Kidmose, Brooke and Kidmose, Andreas and Meng, Weizhi (2025) can-sleuth : Sleuthing out the capabilities, limitations, and performance impacts of automotive intrusion detection datasets. International Journal of Information Security, 24 (5): 193. ISSN 1615-5262
can-sleuth_Sleuthing_Out_the_Capabilities_Limitations_and_Performance_Impacts_of_Automotive_Intrusion_Detection_Datasets_REVISION_1_MARKED_.pdf - Accepted Version
Available under License Creative Commons Attribution.
Download (596kB)
Abstract
Modern automobiles are made up of networks of computers, one of which is the inherently insecure Controller Area Network (CAN). Over the years, automotive security has been enhanced by secure gateways and new protocols such as automotive Ethernet, but the CAN protocol has remained the weak link. Automotive researchers have been exploring intrusion detection systems (IDSs) as a potential solution to the problem of CAN bus insecurity. To build and evaluate an IDS, however, researchers need adequate training and testing data. In this paper, we analyze and compare the following automotive intrusion detection datasets: (1) HCRL Car Hacking, (2) HCRL Survival Analysis, (3) can-train-and-test-v1.5, (4) UNIMORE Bus-Off, (5) UNIMORE DAGA, and (6) UNIMORE Ventus.
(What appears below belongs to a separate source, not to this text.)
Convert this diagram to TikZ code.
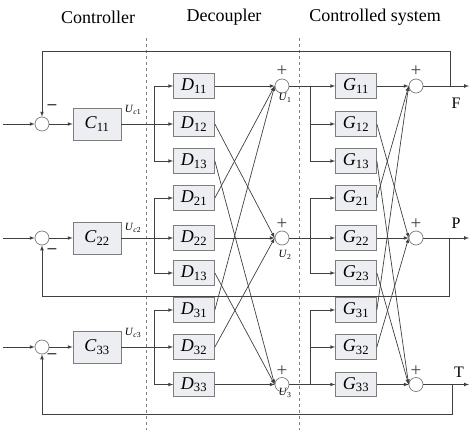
\documentclass[tikz,border=0pt]{standalone}
\usepackage{fontspec}
\setmainfont{Liberation Serif}
\usetikzlibrary{arrows}
\definecolor{LineGray}{RGB}{64,64,64}
\definecolor{EdgeGray}{RGB}{125,125,125}
\definecolor{BoxFill}{RGB}{236,238,242}
\newcommand{\blk}[2]{\textit{#1}\textsubscript{#2}}

\begin{document}
\begin{tikzpicture}[x=1pt,y=-1pt,
    wire/.style={draw=LineGray,line width=0.7pt},
    sig/.style={wire,-latex},
    block/.style={draw=EdgeGray,fill=BoxFill,line width=0.7pt,minimum width=41pt,
      minimum height=24.5pt,inner sep=0pt,font=\fontsize{18}{18}\selectfont},
    cblock/.style={block,minimum width=48pt,minimum height=32pt},
    sumnode/.style={circle,draw=EdgeGray,fill=white,line width=0.7pt,minimum size=14pt,inner sep=0pt},
    title/.style={font=\fontsize{18}{20}\selectfont},
    sign/.style={font=\fontsize{19}{19}\selectfont,inner sep=0pt,text=LineGray},
    divider/.style={draw=EdgeGray,dashed,line width=0.7pt},
    sublabel/.style={font=\fontsize{11}{11}\selectfont,inner sep=0pt},
    outlabel/.style={font=\fontsize{16}{16}\selectfont,inner sep=0pt}]
  \useasboundingbox (0,0) rectangle (474,431);
  % titles
  \node[title] (tC) at (98,17) {Controller};
  \node[title] (tD) at (224,17) {Decoupler};
  \node[title] (tG) at (375,17) {Controlled system};
  % dashed dividers
  \draw[divider] (146,38) -- (146,430);
  \draw[divider] (299,38) -- (299,430);
  % error junctions
  \node[sumnode] (e1) at (42,124) {};
  \node[sumnode] (e2) at (42,238) {};
  \node[sumnode] (e3) at (42,347) {};
  \node[sign] (m1) at (52,108) {\textbf{−}};
  \node[sign] (m2) at (52,252) {\textbf{−}};
  \node[sign] (m3) at (52,357) {\textbf{−}};
  % controllers
  \node[cblock] (C11) at (97,124) {\blk{C}{11}};
  \node[cblock] (C22) at (97,238) {\blk{C}{22}};
  \node[cblock] (C33) at (97,347) {\blk{C}{33}};
  \node[sublabel] (uc1) at (133,110) {\textit{U}\textsubscript{\textit{c}1}};
  \node[sublabel] (uc2) at (133,228) {\textit{U}\textsubscript{\textit{c}2}};
  \node[sublabel] (uc3) at (133,333) {\textit{U}\textsubscript{\textit{c}3}};
  % decoupler
  \node[block] (D11) at (194,86) {\blk{D}{11}};
  \node[block] (D12) at (194,124) {\blk{D}{12}};
  \node[block] (D13) at (194,161) {\blk{D}{13}};
  \node[block] (D21) at (194,198) {\blk{D}{21}};
  \node[block] (D22) at (194,238) {\blk{D}{22}};
  \node[block] (D23) at (194,273) {\blk{D}{13}};
  \node[block] (D31) at (194,310) {\blk{D}{31}};
  \node[block] (D32) at (194,347) {\blk{D}{32}};
  \node[block] (D33) at (194,384.5) {\blk{D}{33}};
  % decoupled sums
  \node[sumnode] (U1) at (282,86) {};
  \node[sumnode] (U2) at (282,238) {};
  \node[sumnode] (U3) at (282,384.5) {};
  \node[sign] (pU1) at (282,71) {+};
  \node[sign] (pU2) at (282,224) {+};
  \node[sign] (pU3) at (282,371) {+};
  \node[sublabel] (lU1) at (285,98) {\textit{U}\textsubscript{1}};
  \node[sublabel] (lU2) at (285,255) {\textit{U}\textsubscript{2}};
  \node[sublabel] (lU3) at (285,393) {\textit{U}\textsubscript{3}};
  % controlled system
  \node[block] (G11) at (356,86) {\blk{G}{11}};
  \node[block] (G12) at (356,124) {\blk{G}{12}};
  \node[block] (G13) at (356,161) {\blk{G}{13}};
  \node[block] (G21) at (356,198) {\blk{G}{21}};
  \node[block] (G22) at (356,238) {\blk{G}{22}};
  \node[block] (G23) at (356,273) {\blk{G}{23}};
  \node[block] (G31) at (356,310) {\blk{G}{31}};
  \node[block] (G32) at (356,347) {\blk{G}{32}};
  \node[block] (G33) at (356,384.5) {\blk{G}{33}};
  % output sums
  \node[sumnode] (S1) at (416,86) {};
  \node[sumnode] (S2) at (416,238) {};
  \node[sumnode] (S3) at (416,384.5) {};
  \node[sign] (pS1) at (416,71) {+};
  \node[sign] (pS2) at (416,224) {+};
  \node[sign] (pS3) at (416,371) {+};
  \node[outlabel] (F) at (456,103) {F};
  \node[outlabel] (P) at (456,223) {P};
  \node[outlabel] (T) at (459,372) {T};
  % free ends and branch points
  \coordinate (in1) at (3,124);
  \coordinate (in2) at (3,238);
  \coordinate (in3) at (3,347);
  \coordinate (b1) at (154,124);
  \coordinate (b2) at (154,238);
  \coordinate (b3) at (154,347);
  \coordinate (g1) at (310,86);
  \coordinate (g2) at (310,238);
  \coordinate (g3) at (310,384.5);
  \coordinate (y1) at (469,86);
  \coordinate (y2) at (469,238);
  \coordinate (y3) at (469,384.5);
  \coordinate (f1) at (450,86);
  \coordinate (f2) at (449,238);
  \coordinate (f3) at (452,384.5);
  \coordinate (k1) at (450,51);
  \coordinate (k2) at (449,296);
  \coordinate (k3) at (452,414);
  % controller loops
  \draw[sig] (in1) -- (e1);
  \draw[sig] (in2) -- (e2);
  \draw[sig] (in3) -- (e3);
  \draw[sig] (e1) -- (C11);
  \draw[sig] (e2) -- (C22);
  \draw[sig] (e3) -- (C33);
  \draw[sig] (C11) -- (D12);
  \draw[sig] (C22) -- (D22);
  \draw[sig] (C33) -- (D32);
  \draw[sig] (b1) |- (D11);
  \draw[sig] (b1) |- (D13);
  \draw[sig] (b2) |- (D21);
  \draw[sig] (b2) |- (D23);
  \draw[sig] (b3) |- (D31);
  \draw[sig] (b3) |- (D33);
  % decoupler outputs
  \draw[sig] (D11.east) -- (U1.west);
  \draw[sig] (D12.east) -- (U2.west);
  \draw[sig] (D13.east) -- (U3.west);
  \draw[sig] (D21.east) -- (U1.west);
  \draw[sig] (D22.east) -- (U2.west);
  \draw[sig] (D23.east) -- (U3.west);
  \draw[sig] (D31.east) -- (U1.west);
  \draw[sig] (D32.east) -- (U2.west);
  \draw[sig] (D33.east) -- (U3.west);
  % plant inputs
  \draw[sig] (U1) -- (G11);
  \draw[sig] (U2) -- (G22);
  \draw[sig] (U3) -- (G33);
  \draw[sig] (g1) |- (G12);
  \draw[sig] (g1) |- (G13);
  \draw[sig] (g2) |- (G21);
  \draw[sig] (g2) |- (G23);
  \draw[sig] (g3) |- (G31);
  \draw[sig] (g3) |- (G32);
  % plant outputs
  \draw[sig] (G11.east) -- (S1.west);
  \draw[sig] (G12.east) -- (S2.west);
  \draw[sig] (G13.east) -- (S3.west);
  \draw[sig] (G21.east) -- (S1.west);
  \draw[sig] (G22.east) -- (S2.west);
  \draw[sig] (G23.east) -- (S3.west);
  \draw[sig] (G31.east) -- (S1.west);
  \draw[sig] (G32.east) -- (S2.west);
  \draw[sig] (G33.east) -- (S3.west);
  \draw[sig] (S1) -- (y1);
  \draw[sig] (S2) -- (y2);
  \draw[sig] (S3) -- (y3);
  % feedback
  \draw[sig] (f1) -- (k1) -| (e1);
  \draw[sig] (f2) -- (k2) -| (e2);
  \draw[sig] (f3) -- (k3) -| (e3);
\end{tikzpicture}
\end{document}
The two HCRL datasets are well-established in the literature, whereas can-train-and-test-v1.5 is a promising new dataset—and the three UNIMORE datasets lie somewhere in between. In our evaluation, we pit sixteen machine learning IDSs against each dataset and analyze the results. In addition, we conduct a feature evaluation of can-train-and-test-v1.5, and we investigate the impact of train-test interdependence in the three UNIMORE datasets. We find that, when pitted against the five comparison datasets, can-train-and-test-v1.5 paints a clearer picture of an IDS’s true capabilities; in fact, can-train-and-test-v1.5’s testing scenarios can reveal when an IDS has overfitted to a particular vehicle type—unlike the UNIMORE datasets. Furthermore, unlike the HCRL datasets, can-train-and-test-v1.5 provides more than enough data to train a complex machine learning model—an order of magnitude more—reducing the risk of underfitting. Moreover, can-train-and-test-v1.5 maintains ample differentiation power; the standard deviation of the models’ F1-scores was 0.2392 (excluding suppress attacks), whereas the standard deviations for the remaining datasets—HCRL Car Hacking, HCRL Survival Analysis, UNIMORE Bus-Off, UNIMORE DAGA, and UNIMORE Ventus—were 0.2254, 0.2333, 0.1824, 0.2121, and 0.2100 (excluding suppress attacks), respectively.